- _Figure scripts_:
++++++++++

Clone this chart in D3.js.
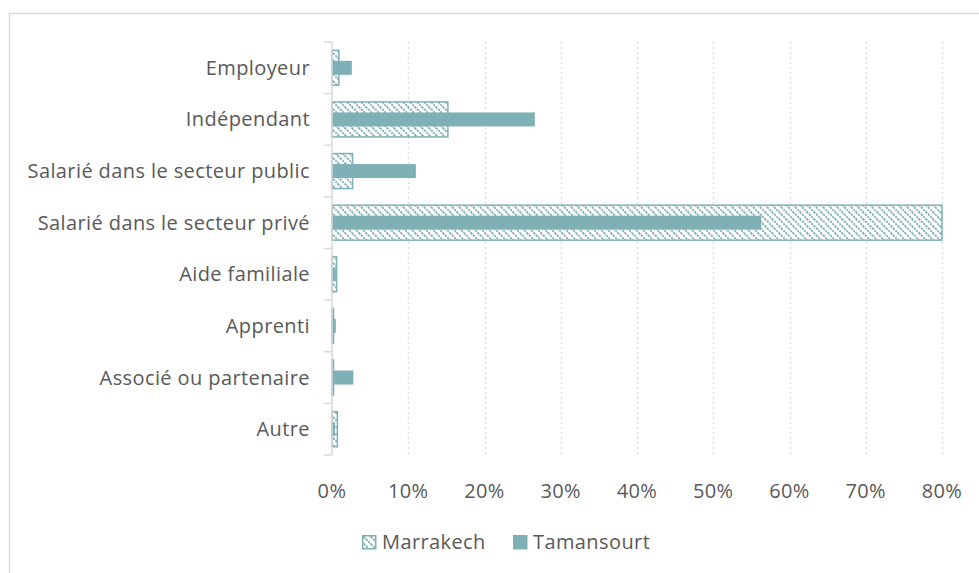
<!DOCTYPE html>
<html>
<head>
<meta charset="utf-8">
<script src="https://cdn.jsdelivr.net/npm/d3@7"></script>
<style>
  body { margin: 0; background: #fff; }
  text { font-family: 'Open Sans', sans-serif; fill: #595959; font-size: 20px; letter-spacing: 0.4px; }
</style>
</head>
<body>
<svg id="chart"></svg>
<script>
// données (%)
const categories = [
  'Employeur',
  'Indépendant',
  'Salarié dans le secteur public',
  'Salarié dans le secteur privé',
  'Aide familiale',
  'Apprenti',
  'Associé ou partenaire',
  'Autre',
];
const marrakech = [0.9, 15.2, 2.7, 80.0, 0.6, 0.2, 0.2, 0.7];
const tamansourt = [2.6, 26.6, 11.0, 56.3, 0.5, 0.5, 2.8, 0.4];
const xTicks = [0, 10, 20, 30, 40, 50, 60, 70, 80];
const seriesNames = ['Marrakech', 'Tamansourt'];

const W = 979,
  H = 573;
const color = '#7fb0b5';

const svg = d3.select('#chart').attr('width', W).attr('height', H);

// motif hachuré pour Marrakech (diagonales vers le bas)
const P = 7;
const pat = svg
  .append('defs')
  .append('pattern')
  .attr('id', 'hatch')
  .attr('patternUnits', 'userSpaceOnUse')
  .attr('width', P)
  .attr('height', P);
pat.append('rect').attr('width', P).attr('height', P).attr('fill', '#fff');
pat
  .append('path')
  .attr('d', `M-1,-1 L${P + 1},${P + 1} M-1,${P - 1} L1,${P + 1} M${P - 1},-1 L${P + 1},1`)
  .attr('stroke', color)
  .attr('stroke-width', 1.8)
  .attr('stroke-dasharray', '2.5,1');

// cadre du graphique
svg
  .append('rect')
  .attr('x', 9.5)
  .attr('y', 13.5)
  .attr('width', W)
  .attr('height', H)
  .attr('fill', 'none')
  .attr('stroke', '#d9d9d9')
  .attr('stroke-width', 1.5);

const x = d3.scaleLinear().domain([0, 80]).range([332, 942]);
const y = d3.scaleBand().domain(categories).range([42, 455]);

// grille pointillée
svg
  .append('g')
  .selectAll('line')
  .data(xTicks.slice(1))
  .join('line')
  .attr('x1', (d) => Math.round(x(d)) + 0.5)
  .attr('x2', (d) => Math.round(x(d)) + 0.5)
  .attr('y1', y.range()[0])
  .attr('y2', y.range()[1])
  .attr('stroke', '#dcdcdc')
  .attr('stroke-width', 1.5)
  .attr('stroke-dasharray', '2,3');

// barres Marrakech (larges, hachurées)
const bigH = 35,
  smallH = 14;
svg
  .append('g')
  .selectAll('rect')
  .data(marrakech)
  .join('rect')
  .attr('x', x(0))
  .attr('y', (d, i) => y(categories[i]) + y.bandwidth() / 2 - bigH / 2)
  .attr('width', (d) => x(d) - x(0))
  .attr('height', bigH)
  .attr('fill', 'url(#hatch)')
  .attr('stroke', color)
  .attr('stroke-width', 1.5);

// barres Tamansourt (étroites, pleines)
svg
  .append('g')
  .selectAll('rect')
  .data(tamansourt)
  .join('rect')
  .attr('x', x(0))
  .attr('y', (d, i) => y(categories[i]) + y.bandwidth() / 2 - smallH / 2)
  .attr('width', (d) => x(d) - x(0))
  .attr('height', smallH)
  .attr('fill', color);

// axe vertical
const yAxis = svg.append('g');
yAxis
  .append('line')
  .attr('x1', 332)
  .attr('x2', 332)
  .attr('y1', y.range()[0])
  .attr('y2', y.range()[1])
  .attr('stroke', '#d9d9d9')
  .attr('stroke-width', 1.5);
yAxis
  .selectAll('.tk')
  .data(categories.concat(['__end']))
  .join('line')
  .attr('class', 'tk')
  .attr('x1', 324)
  .attr('x2', 332)
  .attr('y1', (d, i) => y.range()[0] + i * y.step())
  .attr('y2', (d, i) => y.range()[0] + i * y.step())
  .attr('stroke', '#d9d9d9')
  .attr('stroke-width', 1.5);
yAxis
  .selectAll('text')
  .data(categories)
  .join('text')
  .attr('x', 310)
  .attr('y', (d) => y(d) + y.bandwidth() / 2)
  .attr('dy', '0.35em')
  .attr('text-anchor', 'end')
  .text((d) => d);

// étiquettes axe horizontal
svg
  .append('g')
  .selectAll('text')
  .data(xTicks)
  .join('text')
  .attr('x', (d) => x(d))
  .attr('y', 498)
  .attr('text-anchor', 'middle')
  .text((d) => d + '%');

// légende
const legend = svg.append('g');
const legendX = [362, 513];
seriesNames.forEach((name, i) => {
  const lg = legend.append('g').attr('transform', `translate(${legendX[i]},535)`);
  lg.append('rect')
    .attr('x', 0.75)
    .attr('y', 0.75)
    .attr('width', 13)
    .attr('height', 13)
    .attr('fill', i === 0 ? 'url(#hatch)' : color)
    .attr('stroke', color)
    .attr('stroke-width', 1.5);
  lg.append('text')
    .attr('x', 20)
    .attr('y', 14)
    .text(name);
});
</script>
</body>
</html>
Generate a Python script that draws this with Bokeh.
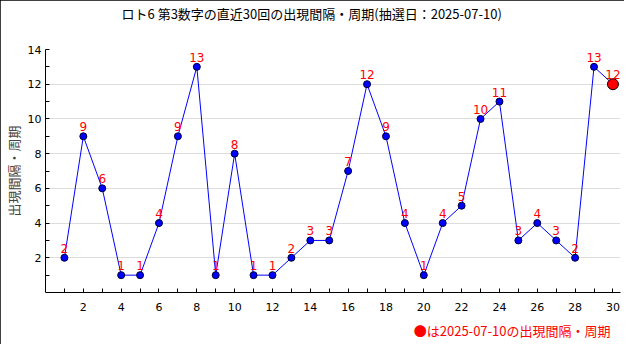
from bokeh.plotting import figure
from bokeh.models import FixedTicker, ColumnDataSource, Title, LabelSet
from bokeh.core.properties import value
from bokeh.embed import file_html
from bokeh.resources import INLINE

draws = list(range(1, 31))
intervals = [2, 9, 6, 1, 1, 4, 9, 13, 1, 8, 1, 1, 2, 3, 3, 7, 12, 9, 4, 1,
             4, 5, 10, 11, 3, 4, 3, 2, 13, 12]
x_major = list(range(2, 31, 2))
x_minor = list(range(1, 30, 2))
y_major = list(range(2, 15, 2))
y_minor = list(range(1, 14, 2))
title_text = "ロト6 第3数字の直近30回の出現間隔・周期(抽選日：2025-07-10)"
y_label = "出現間隔・周期"
note_text = "●は2025-07-10の出現間隔・周期"

JP = "Noto Sans CJK JP"
NUM = "DejaVu Sans"

src = ColumnDataSource(dict(x=draws, y=intervals, lab=[str(v) for v in intervals]))
last = ColumnDataSource(dict(x=draws[-1:], y=intervals[-1:]))

p = figure(width=624, height=344, output_backend="svg", toolbar_location=None,
           x_range=(0, 30.4), y_range=(0, 14),
           min_border_left=34, min_border_right=4, min_border_top=20, min_border_bottom=52)
p.styles = {"outline": "1px solid black", "outline-offset": "-1px"}
p.outline_line_color = None
p.background_fill_color = "white"
p.border_fill_color = "white"

p.title.text = title_text
p.title.align = "left"
p.title.offset = 76
p.title.standoff = 2
p.title.text_font = JP
p.title.text_font_size = "13px"
p.title.text_font_style = "normal"
p.title.text_color = "black"

spacer = Title(text=" ", text_font_size="12px", standoff=10)
p.add_layout(spacer, "above")

note = Title(text=note_text, align="right", text_color="red", text_font=JP,
             text_font_size="13px", text_font_style="normal", offset=10)
p.add_layout(note, "below")

for ax in (p.xaxis[0], p.yaxis[0]):
    ax.major_tick_in = 4
    ax.major_tick_out = 0
    ax.minor_tick_in = 4
    ax.minor_tick_out = 0
    ax.major_label_text_font = NUM
    ax.major_label_text_font_size = "11px"
    ax.major_label_text_color = "black"
    ax.axis_line_color = "black"
    ax.major_tick_line_color = "black"
    ax.minor_tick_line_color = "black"

p.xaxis.ticker = FixedTicker(ticks=x_major, minor_ticks=x_minor)
p.xaxis.major_label_standoff = 10
p.yaxis.ticker = FixedTicker(ticks=y_major, minor_ticks=y_minor)
p.yaxis.major_label_standoff = 4
p.yaxis.axis_label = y_label
p.yaxis.axis_label_text_font = JP
p.yaxis.axis_label_text_font_size = "13px"
p.yaxis.axis_label_text_font_style = "normal"
p.yaxis.axis_label_standoff = 2

p.xgrid.grid_line_color = None
p.ygrid.grid_line_color = "#dddddd"
p.ygrid.ticker = FixedTicker(ticks=y_major)

p.line("x", "y", source=src, line_color="blue", line_width=1)
p.scatter("x", "y", source=src, size=7, fill_color="blue", line_color="#000033")
p.scatter("x", "y", source=last, size=11, fill_color="red", line_color="black")

labels = LabelSet(x="x", y="y", text="lab", source=src, x_offset=0, y_offset=5,
                  text_align="center", text_baseline="bottom", text_color="red",
                  text_font=value(NUM), text_font_size="12px")
p.add_layout(labels)

open("out.html", "w").write(file_html(p, INLINE))
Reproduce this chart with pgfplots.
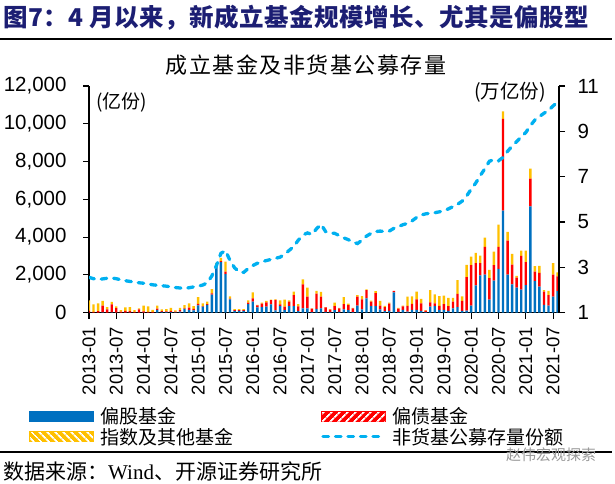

++++++++++

- _GIVEN REQUEST_: Print the data above verbatim from the first line through the line holding "const seriesNames = ['Marrakech', 'Tamansourt'];", leaving every picture out.

- _RESPONSE BELOW_:
Clone this chart in D3.js.
<!DOCTYPE html>
<html>
<head>
<meta charset="utf-8">
<script src="https://cdn.jsdelivr.net/npm/d3@7"></script>
<style>
  body { margin: 0; background: #fff; }
  text { font-family: 'Open Sans', sans-serif; fill: #595959; font-size: 20px; letter-spacing: 0.4px; }
</style>
</head>
<body>
<svg id="chart"></svg>
<script>
// données (%)
const categories = [
  'Employeur',
  'Indépendant',
  'Salarié dans le secteur public',
  'Salarié dans le secteur privé',
  'Aide familiale',
  'Apprenti',
  'Associé ou partenaire',
  'Autre',
];
const marrakech = [0.9, 15.2, 2.7, 80.0, 0.6, 0.2, 0.2, 0.7];
const tamansourt = [2.6, 26.6, 11.0, 56.3, 0.5, 0.5, 2.8, 0.4];
const xTicks = [0, 10, 20, 30, 40, 50, 60, 70, 80];
const seriesNames = ['Marrakech', 'Tamansourt'];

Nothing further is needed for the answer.